Nonfarm payrolls for March totaled 192,000, slightly below 200,000 forecast, and the unemployment rate was 6.7 percent, above the expected 6.6 percent. However, revisions to January and February showed stronger job growth, with January higher by 15,000 to 144,000 and February at 197,000, better by 22,000 jobs, the Labor Department said Friday.
The payroll number misses the mark for traders who thought the report would be far better, with whisper numbers at 220,000 to as high as 250,000.
“The expectations were building. … It only meets expectations. It wasn’t like a blow-out number,” said Jim Paulsen, chief investment strategist at Wells Capital Management. “I think it does nothing to the Fed. They’re going to continue on the same path. I think it’s good enough to give a bid to this market. It’s not going to race ahead, I think we climb over (S&P) 1900 and keep on going.”
Stock futures were initially higher after the report, but stocks weakened and traded mixed after the opening bell with Nasdaq falling as biotech and other momentum names sold off. Bond yields fell, with the 10-year yield dipping to 2.75 percent. The dollar fell.
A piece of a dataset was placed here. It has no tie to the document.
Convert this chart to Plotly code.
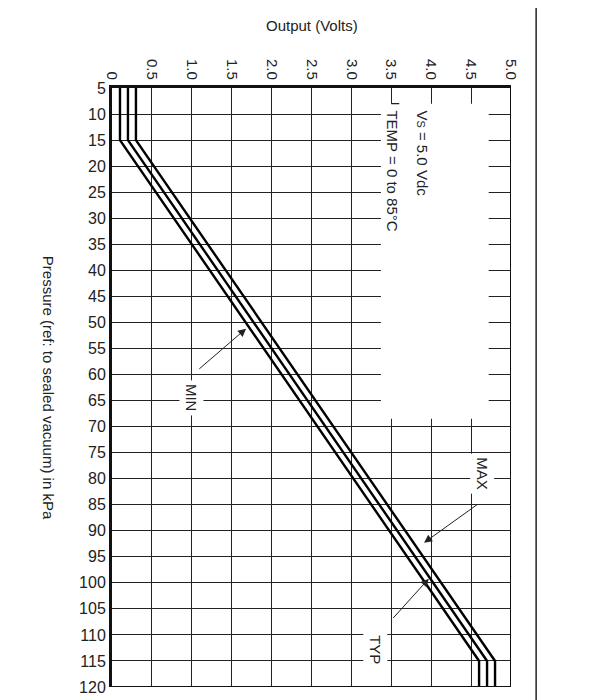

“This kind of confirms their view that it was more weather than anything else,” said John Canally, investment strategist and economist with LPL Financial. “I don’t think we’ve gotten back to where we were before bad weather. April, May and June need to show we can back to that consistent 200,000. We’re not there yet.”
Richard Bernstein, CEO of Richard Bernstein Capital Management, said, however, the weather effect is still not totally clear, but job creation is now running close to its previous pace.
“It’s a Goldilocks number. It’s not too cold. It’s not too hot. If this number was as hot as people were talking about, the market would have tanked,” Bernstein said. “From a market perspective, you want slow and steady improvement.”
The employment report is one of many data points watched by the Fed, but it is viewed as a critical component in its policy decisions. Therefore, the jobs number will also help shape market expectations for the Fed’s wind down of its quantitative easing program and ultimate move to raise rates, now expected in 2015.
With the March number, the Fed is not expected to accelerate the $10 billion a month it has been reducing from its monthly bond buying program. Traders have speculated the Fed would speed up the cuts if the economy shows signs of strength and improvement.